### WHAT THE TASK ASKS
Leave out all pictures. Return exactly the lines from the top of the material through the line containing "import seaborn as sns".

Entries with chart source code:
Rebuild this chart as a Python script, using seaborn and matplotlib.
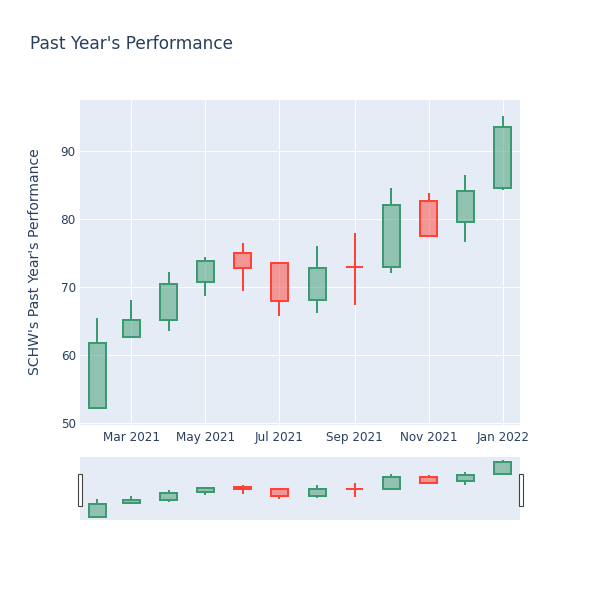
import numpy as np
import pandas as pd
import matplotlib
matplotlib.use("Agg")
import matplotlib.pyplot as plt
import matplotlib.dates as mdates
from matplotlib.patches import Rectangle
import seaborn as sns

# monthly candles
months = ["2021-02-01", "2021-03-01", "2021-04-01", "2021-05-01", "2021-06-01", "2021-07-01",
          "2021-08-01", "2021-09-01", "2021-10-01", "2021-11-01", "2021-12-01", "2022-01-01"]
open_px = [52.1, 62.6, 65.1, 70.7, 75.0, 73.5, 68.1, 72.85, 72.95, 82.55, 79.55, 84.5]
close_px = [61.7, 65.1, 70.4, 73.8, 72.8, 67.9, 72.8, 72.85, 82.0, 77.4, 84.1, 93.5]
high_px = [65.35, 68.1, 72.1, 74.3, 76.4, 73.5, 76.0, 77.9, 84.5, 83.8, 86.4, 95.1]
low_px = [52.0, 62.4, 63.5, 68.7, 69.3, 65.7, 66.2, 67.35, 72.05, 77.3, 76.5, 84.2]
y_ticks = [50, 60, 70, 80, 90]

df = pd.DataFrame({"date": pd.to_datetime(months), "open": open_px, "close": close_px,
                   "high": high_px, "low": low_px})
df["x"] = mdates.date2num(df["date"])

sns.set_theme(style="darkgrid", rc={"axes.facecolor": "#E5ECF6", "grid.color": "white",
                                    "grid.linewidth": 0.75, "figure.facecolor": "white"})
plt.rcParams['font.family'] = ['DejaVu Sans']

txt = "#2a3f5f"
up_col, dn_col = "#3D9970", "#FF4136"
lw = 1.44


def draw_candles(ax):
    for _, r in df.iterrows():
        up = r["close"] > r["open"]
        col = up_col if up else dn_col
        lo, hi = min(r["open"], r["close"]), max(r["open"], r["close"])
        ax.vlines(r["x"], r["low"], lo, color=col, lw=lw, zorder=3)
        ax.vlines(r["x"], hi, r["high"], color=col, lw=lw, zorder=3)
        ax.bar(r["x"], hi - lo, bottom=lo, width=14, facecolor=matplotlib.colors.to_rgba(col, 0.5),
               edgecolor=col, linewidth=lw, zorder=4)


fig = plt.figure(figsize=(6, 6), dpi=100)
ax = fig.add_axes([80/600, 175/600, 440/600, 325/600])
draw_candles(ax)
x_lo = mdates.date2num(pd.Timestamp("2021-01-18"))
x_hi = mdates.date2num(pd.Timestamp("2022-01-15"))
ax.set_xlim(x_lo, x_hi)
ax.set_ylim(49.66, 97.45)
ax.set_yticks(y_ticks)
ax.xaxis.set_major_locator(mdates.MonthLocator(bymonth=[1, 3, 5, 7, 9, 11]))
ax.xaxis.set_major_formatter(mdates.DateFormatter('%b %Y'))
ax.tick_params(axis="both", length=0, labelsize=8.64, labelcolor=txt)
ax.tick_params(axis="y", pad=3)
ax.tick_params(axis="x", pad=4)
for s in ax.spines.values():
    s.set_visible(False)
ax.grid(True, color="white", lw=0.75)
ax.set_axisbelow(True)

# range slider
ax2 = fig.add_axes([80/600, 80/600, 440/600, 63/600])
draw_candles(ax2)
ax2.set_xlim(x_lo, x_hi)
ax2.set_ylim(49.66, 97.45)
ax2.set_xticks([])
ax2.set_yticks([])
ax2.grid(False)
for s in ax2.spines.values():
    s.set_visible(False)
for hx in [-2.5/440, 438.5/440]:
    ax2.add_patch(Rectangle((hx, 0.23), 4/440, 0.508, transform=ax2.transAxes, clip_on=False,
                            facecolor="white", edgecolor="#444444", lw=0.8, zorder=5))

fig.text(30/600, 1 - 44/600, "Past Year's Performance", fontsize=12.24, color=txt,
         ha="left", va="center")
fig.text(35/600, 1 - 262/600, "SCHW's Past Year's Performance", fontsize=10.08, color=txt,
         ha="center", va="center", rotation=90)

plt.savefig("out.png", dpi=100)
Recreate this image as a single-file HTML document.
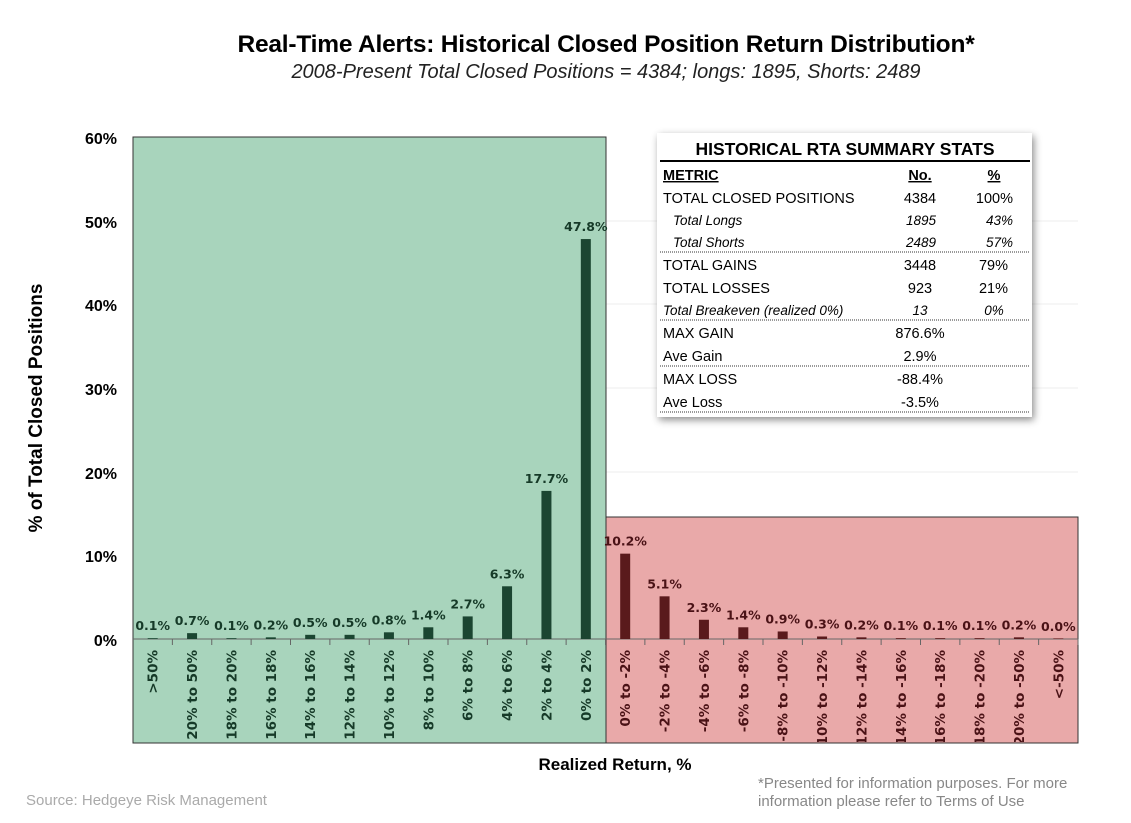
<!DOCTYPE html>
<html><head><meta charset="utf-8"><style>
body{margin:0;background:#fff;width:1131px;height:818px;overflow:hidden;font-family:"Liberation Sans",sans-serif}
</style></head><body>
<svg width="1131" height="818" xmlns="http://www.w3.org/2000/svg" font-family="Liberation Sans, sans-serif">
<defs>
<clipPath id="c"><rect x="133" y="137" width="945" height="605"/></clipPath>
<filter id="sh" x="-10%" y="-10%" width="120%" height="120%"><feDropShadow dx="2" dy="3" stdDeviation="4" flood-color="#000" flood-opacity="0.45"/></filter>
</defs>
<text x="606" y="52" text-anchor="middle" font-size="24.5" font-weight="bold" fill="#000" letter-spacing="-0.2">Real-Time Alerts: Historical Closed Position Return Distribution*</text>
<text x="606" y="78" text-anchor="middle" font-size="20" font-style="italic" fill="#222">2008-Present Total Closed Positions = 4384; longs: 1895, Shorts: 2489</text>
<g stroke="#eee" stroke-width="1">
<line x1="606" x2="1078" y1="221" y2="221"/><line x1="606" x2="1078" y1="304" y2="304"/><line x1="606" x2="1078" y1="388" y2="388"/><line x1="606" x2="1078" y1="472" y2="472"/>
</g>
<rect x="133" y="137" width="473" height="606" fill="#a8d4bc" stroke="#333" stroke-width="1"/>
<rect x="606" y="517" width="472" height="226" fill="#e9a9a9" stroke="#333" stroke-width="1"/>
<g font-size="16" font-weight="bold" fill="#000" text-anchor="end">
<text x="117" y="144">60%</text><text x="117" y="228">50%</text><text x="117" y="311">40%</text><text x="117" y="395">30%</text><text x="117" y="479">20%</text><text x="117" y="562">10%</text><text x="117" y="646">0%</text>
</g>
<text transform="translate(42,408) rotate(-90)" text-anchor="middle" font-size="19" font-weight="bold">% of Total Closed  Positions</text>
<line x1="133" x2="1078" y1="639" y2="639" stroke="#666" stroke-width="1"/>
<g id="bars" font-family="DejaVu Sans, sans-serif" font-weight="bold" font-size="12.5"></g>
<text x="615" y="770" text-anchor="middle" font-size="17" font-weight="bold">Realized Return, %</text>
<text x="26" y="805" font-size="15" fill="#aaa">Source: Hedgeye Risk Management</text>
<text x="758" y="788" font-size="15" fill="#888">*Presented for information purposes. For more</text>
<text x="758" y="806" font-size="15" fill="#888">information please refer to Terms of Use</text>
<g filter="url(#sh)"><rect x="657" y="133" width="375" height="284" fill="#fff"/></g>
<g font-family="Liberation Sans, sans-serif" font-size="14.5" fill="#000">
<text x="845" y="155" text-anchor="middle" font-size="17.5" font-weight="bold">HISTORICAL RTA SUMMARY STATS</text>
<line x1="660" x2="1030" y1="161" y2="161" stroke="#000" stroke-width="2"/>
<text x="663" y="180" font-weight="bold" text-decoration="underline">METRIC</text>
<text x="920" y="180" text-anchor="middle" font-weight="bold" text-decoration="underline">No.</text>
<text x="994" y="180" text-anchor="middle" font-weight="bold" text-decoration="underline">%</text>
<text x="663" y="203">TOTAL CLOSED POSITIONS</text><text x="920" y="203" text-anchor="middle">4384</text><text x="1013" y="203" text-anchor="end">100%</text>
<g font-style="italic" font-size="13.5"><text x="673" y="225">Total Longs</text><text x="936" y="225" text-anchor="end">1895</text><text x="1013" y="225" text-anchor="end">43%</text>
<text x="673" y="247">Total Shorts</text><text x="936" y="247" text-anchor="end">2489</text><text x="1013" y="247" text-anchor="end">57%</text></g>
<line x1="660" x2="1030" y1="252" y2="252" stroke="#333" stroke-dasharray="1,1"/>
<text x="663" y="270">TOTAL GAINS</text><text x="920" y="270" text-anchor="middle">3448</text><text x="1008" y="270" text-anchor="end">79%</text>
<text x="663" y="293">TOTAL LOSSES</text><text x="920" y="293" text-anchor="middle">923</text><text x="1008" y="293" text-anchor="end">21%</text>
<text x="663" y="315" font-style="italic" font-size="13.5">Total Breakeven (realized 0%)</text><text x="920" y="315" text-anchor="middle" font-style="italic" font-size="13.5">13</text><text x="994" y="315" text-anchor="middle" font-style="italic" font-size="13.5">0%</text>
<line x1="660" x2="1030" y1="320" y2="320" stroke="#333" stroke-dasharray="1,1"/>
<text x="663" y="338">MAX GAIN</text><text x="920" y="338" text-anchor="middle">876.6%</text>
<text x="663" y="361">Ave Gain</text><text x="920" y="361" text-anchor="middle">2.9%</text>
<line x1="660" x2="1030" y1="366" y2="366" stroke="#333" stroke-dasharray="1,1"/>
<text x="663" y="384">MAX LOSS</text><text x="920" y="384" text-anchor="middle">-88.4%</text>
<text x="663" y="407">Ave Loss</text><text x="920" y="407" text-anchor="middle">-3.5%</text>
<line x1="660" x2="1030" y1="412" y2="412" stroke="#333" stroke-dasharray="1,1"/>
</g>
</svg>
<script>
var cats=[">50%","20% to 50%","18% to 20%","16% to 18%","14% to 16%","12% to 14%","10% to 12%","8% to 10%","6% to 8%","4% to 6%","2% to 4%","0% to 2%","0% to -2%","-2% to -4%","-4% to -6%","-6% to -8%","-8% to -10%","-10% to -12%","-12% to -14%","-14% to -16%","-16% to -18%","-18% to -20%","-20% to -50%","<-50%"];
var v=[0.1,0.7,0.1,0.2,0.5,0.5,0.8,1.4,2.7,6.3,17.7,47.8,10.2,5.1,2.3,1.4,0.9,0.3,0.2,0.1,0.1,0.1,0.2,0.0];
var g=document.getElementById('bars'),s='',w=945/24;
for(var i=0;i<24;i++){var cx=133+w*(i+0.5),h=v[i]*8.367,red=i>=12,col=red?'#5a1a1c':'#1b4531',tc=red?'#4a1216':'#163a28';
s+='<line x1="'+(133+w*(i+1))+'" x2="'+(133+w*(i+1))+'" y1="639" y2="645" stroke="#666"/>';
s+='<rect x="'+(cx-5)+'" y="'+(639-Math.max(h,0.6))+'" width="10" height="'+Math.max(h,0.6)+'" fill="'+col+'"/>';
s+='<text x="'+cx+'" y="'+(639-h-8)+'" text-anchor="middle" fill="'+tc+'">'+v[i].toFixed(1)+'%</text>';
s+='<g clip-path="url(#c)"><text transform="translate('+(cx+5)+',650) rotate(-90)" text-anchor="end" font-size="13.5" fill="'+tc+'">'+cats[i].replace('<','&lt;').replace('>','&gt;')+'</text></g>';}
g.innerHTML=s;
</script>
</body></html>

### EXERCISE RESPONSE
Rebuild this chart as a Python script, using seaborn and matplotlib.
import numpy as np
import pandas as pd
import matplotlib
matplotlib.use("Agg")
import matplotlib.pyplot as plt
import matplotlib.dates as mdates
from matplotlib.patches import Rectangle
import seaborn as sns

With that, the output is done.